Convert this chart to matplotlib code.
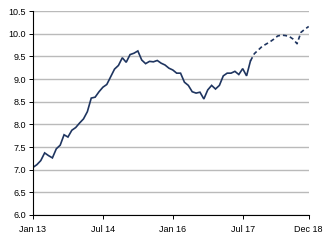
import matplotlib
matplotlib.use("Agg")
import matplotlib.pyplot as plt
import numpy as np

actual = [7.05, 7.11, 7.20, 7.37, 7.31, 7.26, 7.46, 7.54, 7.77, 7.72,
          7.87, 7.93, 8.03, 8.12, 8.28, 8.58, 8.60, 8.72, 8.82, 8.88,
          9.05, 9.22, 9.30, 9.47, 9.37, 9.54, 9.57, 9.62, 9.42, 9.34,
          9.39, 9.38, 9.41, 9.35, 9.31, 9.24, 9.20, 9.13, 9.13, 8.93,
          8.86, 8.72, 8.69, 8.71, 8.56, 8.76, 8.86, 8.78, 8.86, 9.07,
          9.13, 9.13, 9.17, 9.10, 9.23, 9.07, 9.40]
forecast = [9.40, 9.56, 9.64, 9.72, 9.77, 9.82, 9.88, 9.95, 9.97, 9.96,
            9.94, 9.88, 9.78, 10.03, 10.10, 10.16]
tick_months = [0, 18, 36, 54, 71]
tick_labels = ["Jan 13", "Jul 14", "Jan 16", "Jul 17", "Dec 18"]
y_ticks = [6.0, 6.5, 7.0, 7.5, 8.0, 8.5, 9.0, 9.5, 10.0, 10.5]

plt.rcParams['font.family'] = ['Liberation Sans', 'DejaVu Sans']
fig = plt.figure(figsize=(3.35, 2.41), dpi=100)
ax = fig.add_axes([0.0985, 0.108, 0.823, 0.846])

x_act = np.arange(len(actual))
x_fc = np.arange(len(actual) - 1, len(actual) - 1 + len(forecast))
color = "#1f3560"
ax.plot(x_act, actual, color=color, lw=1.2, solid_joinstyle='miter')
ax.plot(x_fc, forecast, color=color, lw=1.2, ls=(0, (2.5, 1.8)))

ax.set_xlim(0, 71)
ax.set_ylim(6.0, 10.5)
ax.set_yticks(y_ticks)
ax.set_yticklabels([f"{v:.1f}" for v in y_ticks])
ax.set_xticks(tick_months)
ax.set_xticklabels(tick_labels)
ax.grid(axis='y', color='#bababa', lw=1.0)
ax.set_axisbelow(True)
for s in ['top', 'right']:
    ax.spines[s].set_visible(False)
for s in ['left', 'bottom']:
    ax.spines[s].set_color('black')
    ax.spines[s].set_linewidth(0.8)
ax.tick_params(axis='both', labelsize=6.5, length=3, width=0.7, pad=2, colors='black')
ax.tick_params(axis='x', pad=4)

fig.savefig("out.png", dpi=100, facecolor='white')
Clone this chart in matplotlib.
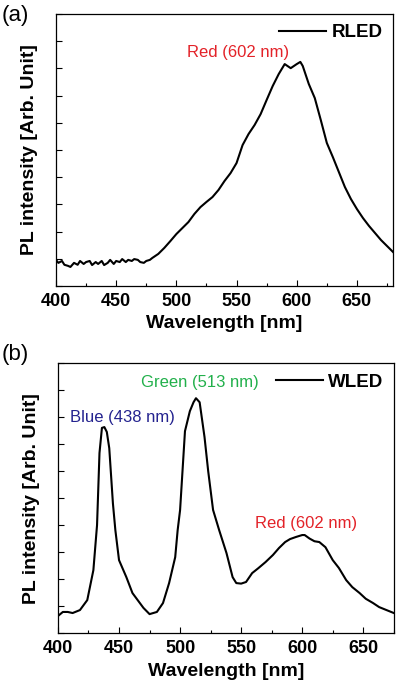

• • • •

*STATED EXERCISE:* A faithful copy of the records above is needed, with the pictures left out.

*SOLUTION FOR THIS PROBLEM:*
Convert this chart to matplotlib code.
import matplotlib
matplotlib.use("Agg")
import matplotlib.pyplot as plt
import numpy as np

actual = [7.05, 7.11, 7.20, 7.37, 7.31, 7.26, 7.46, 7.54, 7.77, 7.72,
          7.87, 7.93, 8.03, 8.12, 8.28, 8.58, 8.60, 8.72, 8.82, 8.88,
          9.05, 9.22, 9.30, 9.47, 9.37, 9.54, 9.57, 9.62, 9.42, 9.34,
          9.39, 9.38, 9.41, 9.35, 9.31, 9.24, 9.20, 9.13, 9.13, 8.93,
          8.86, 8.72, 8.69, 8.71, 8.56, 8.76, 8.86, 8.78, 8.86, 9.07,
          9.13, 9.13, 9.17, 9.10, 9.23, 9.07, 9.40]
forecast = [9.40, 9.56, 9.64, 9.72, 9.77, 9.82, 9.88, 9.95, 9.97, 9.96,
            9.94, 9.88, 9.78, 10.03, 10.10, 10.16]
tick_months = [0, 18, 36, 54, 71]
tick_labels = ["Jan 13", "Jul 14", "Jan 16", "Jul 17", "Dec 18"]
y_ticks = [6.0, 6.5, 7.0, 7.5, 8.0, 8.5, 9.0, 9.5, 10.0, 10.5]

plt.rcParams['font.family'] = ['Liberation Sans', 'DejaVu Sans']
fig = plt.figure(figsize=(3.35, 2.41), dpi=100)
ax = fig.add_axes([0.0985, 0.108, 0.823, 0.846])

x_act = np.arange(len(actual))
x_fc = np.arange(len(actual) - 1, len(actual) - 1 + len(forecast))
color = "#1f3560"
ax.plot(x_act, actual, color=color, lw=1.2, solid_joinstyle='miter')
ax.plot(x_fc, forecast, color=color, lw=1.2, ls=(0, (2.5, 1.8)))

ax.set_xlim(0, 71)
ax.set_ylim(6.0, 10.5)
ax.set_yticks(y_ticks)
ax.set_yticklabels([f"{v:.1f}" for v in y_ticks])
ax.set_xticks(tick_months)
ax.set_xticklabels(tick_labels)
ax.grid(axis='y', color='#bababa', lw=1.0)
ax.set_axisbelow(True)
for s in ['top', 'right']:
    ax.spines[s].set_visible(False)
for s in ['left', 'bottom']:
    ax.spines[s].set_color('black')
    ax.spines[s].set_linewidth(0.8)
ax.tick_params(axis='both', labelsize=6.5, length=3, width=0.7, pad=2, colors='black')
ax.tick_params(axis='x', pad=4)

fig.savefig("out.png", dpi=100, facecolor='white')
Clone this chart in matplotlib.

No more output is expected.